In design workflows, this SDOF model is often the first screening tool before finite element modeling or experimental modal analysis. If an SDOF estimate already indicates unacceptable settling time, overshoot, or vibration amplitude, engineers can adjust spring rate, add damping, or reduce effective mass early, avoiding expensive redesign later.
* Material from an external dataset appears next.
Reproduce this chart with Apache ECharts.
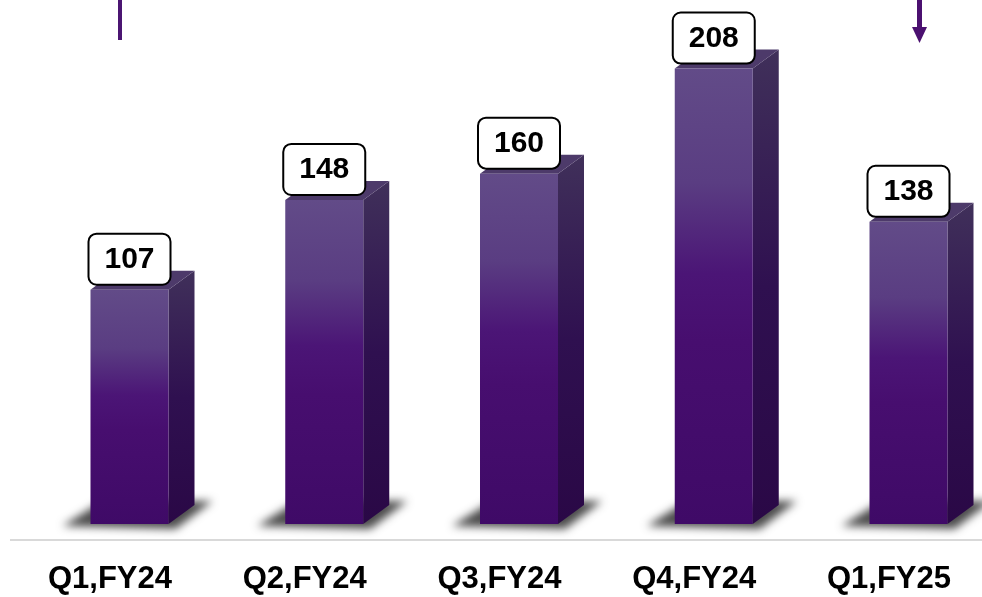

For compliant mechanisms, robotic end effectors, and suspended payloads, this first pass can significantly reduce prototype iterations.

You can also use the calculator to run sensitivity checks quickly:

• Increase k by 20 percent and observe the frequency increase and sag reduction.
• Increase c until overshoot falls below an application threshold.
• Compare Earth and lunar gravity for transport hardware behavior planning.

While the model is linear and idealized, it remains extremely powerful for early decisions, educational clarity, and sanity checks against more complex tools.

When to Move Beyond a Single Degree of Freedom Model

If your system has multiple dominant moving parts, flexible modes, nonlinear springs, Coulomb friction, or large deflection effects, an SDOF abstraction may be insufficient. Typical signs include:

• Measured response includes more than one strong oscillation frequency.
• Frequency changes with amplitude, suggesting nonlinearity.
• Directional coupling produces behavior not explained by one coordinate.
• Damping appears strongly velocity- or displacement-dependent.

In these cases, progress to multi degree models, state space simulation, or test-based identification. Even then, the SDOF gravity-aware model remains useful as a baseline.

Final Takeaway

A single degree of freedom spring mass system with gravity calculator is not just a classroom tool. It is a practical engineering instrument for estimating deflection, frequency, damping response, and settling behavior in one clean workflow. By correctly handling gravity as a static shift and then solving dynamics around equilibrium, it delivers accurate, interpretable outputs that support design, troubleshooting, and learning. Use it early, validate your units, compare scenarios, and let the response chart guide your next engineering move.